Der rechte Gebäudeflügel war ausschließlich den Damen vorbehalten mit Ausnahme des Maharadscha, der in den Harem durfte.
Im Außenbereich finden gerade Dreharbeiten statt, die die Front mit dem Eingangsbereich als historische Kulisse nutzen.
Dabei stürzt eine Dame mit ihrem Fahrrad, als drei Autos an ihr vorbei fahren.

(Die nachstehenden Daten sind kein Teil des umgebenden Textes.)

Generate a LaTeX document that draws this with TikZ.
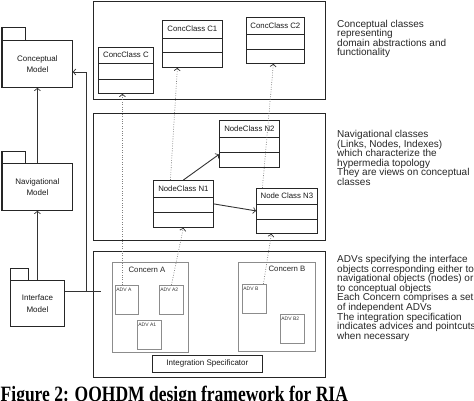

Im letzten Wagen sitzt der Hauptdarsteller, der nach dem Sturz helfend herbei eilt. Nachdem die Dame ein halbes Dutzend Mal aus dem Sattel gesprungen ist wird das ganze langweilig und wir schauen uns den Rest des Palastes an, in dem das Photographieren eigentlich untersagt ist.
Kulinarische Grenzen
Die kulinarische Grenze South India zu North India ist überschritten. Nicht nur die frittierten Snacks,
Pajoorie
Pakora
von denen viele im Weißbrotbrötchen serviert werden, auch die Thalis schmecken hier im Nordwesten ganz anders. Die leichten, hauptsächlich auf Reis, Gemüse und Kokosnuss basierenden Gerichte des Südens werden nun durch schärfere, ölige abgelöst, bei denen Gemüse und Reis einen verschwindend geringen Anteil auf dem Metalltablett einnehmen.
Punjabi Thali
Gujarati Thali
Stattdessen gibt es Teigfladen, die Chapatis, und Saucen mit Kichererbsen, Kartoffeln oder Spinat.
Da hier weniger Reis angebaut wird, kommen zum Frühstück auch selten Idlis und Dhosas, die auf Reismehl basieren, auf den Tisch. Anstelle dessen essen wir nun Chole Bhature
oder Poori Bhaji
und zwischendurch herzhafte Kugeln mit Sesam, Ingwer, Koriander und Nüssen.
Auch preislich merken wir den Unterschied, bezahlen wir nun schon oft den doppelten Preis.